In the long term, the EU executive wants to create a single VAT system for cross-border transactions in order to avoid fraud.

Under the current system, provisionaly set up in 1993, goods traded in the EU are exempt from tax when they are supplied from one country to another but taxed when they are bought by customers.

Definitive system

In effect, many companies buy goods without paying VAT and sell them with VAT but the difference is not collected by tax authorities.

While EU countries get about €1,000 billion each year from VAT - an amount which Moscovici said is equivalent to 7 percent of the EU’s wealth - they lose an estimated €50 billion because of this cross-border fraud.

In total, according to the commission, the VAT gap, the difference between expected and actual revenues, was €170 billion in 2013.

Under a new law to be proposed by the commission next year, supply and acquisition would be submitted to VAT, so that companies would have to pay the VAT at all stages of the cross-border supply chain.

"Much of this fraud is organised by criminal organisations and only part of it ends up in tax havens," an EU source said.

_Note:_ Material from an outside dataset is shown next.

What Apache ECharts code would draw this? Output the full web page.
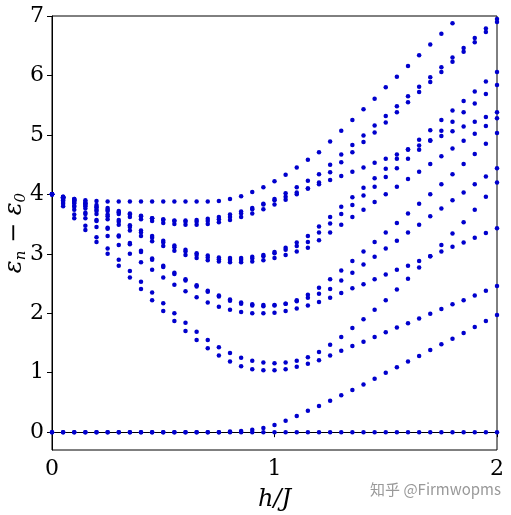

"We need to tackle fraud and have a definitive system once and for all," the source added.

More cooperation

In the short term, the commission wants to step up the fight against fraud and presented 20 measures to improve cooperation between the 28 tax authorities in the EU.

"The EU Court of Auditors has been very critical about cooperation between tax administration. We need to step up cooperation through Eurofisc, sharing information and allow direct access to certain databases," the EU official said, referring to an EU tax cooperation mechanism launched in 2010.

The commission will later this year present measures on cooperation between tax authorities, including from non-EU countries. In 2017 it will present a proposal to strenghten the Eurofisc network.

The second part of the action plan is to allow more flexibility to EU countries in setting VAT rates.

So far, some member states must apply a minimum 15 percent rate on all taxable supplies of goods and services. A limited list of products can be taxed at a minimum 5 percent rate, and an under-5 percent rate and zero rate are granted to some member states under derogations.

The commission is now proposing either to regularly revise the list of products benefiting from reduced rates or to abolish the list and let member states fix the rates under the condition that it does not distort competition.

"We want to reform rules to do away with uncecessary restrictions and give back a degree of freedom," Moscovici said.

"We will replace an outdated list by a series of general criteria to give more autonomy. This is more flexible and more in line with a modern economy", he said.


Tampon tax

This is also more in line with the political concerns of the moment. Flexibility on VAT rates has been a British demand ahead of the June EU membership referendum.

At the last EU summit prime minister David Cameron got a commitment to loosen the rules, especially on women’s sanitary products - the so-called tampon tax.

The commission's two options, one of which will be put into a legislative proposal next year after consulting member states, give Cameron a guarantee for the future.

"We intend to give to all member states the same possibilities open to few of them" under the derogations, many of them granted when the beneficiaries joined the EU, the EU source said.

"If one member state is applying a zero rate it will be automaticaly possibe for other member states to apply it," the source said.

But that will not guarantee cheaper prices for the consumer, as experience shows that lower VAT rates are not always transformed into lower prices, another EU source noted.

In another move, the commission will propose before the end of the year to align VAT rates on e-books and online media with paper books and newspapers. It will also propose a legisation to simplify cross-border online shopping.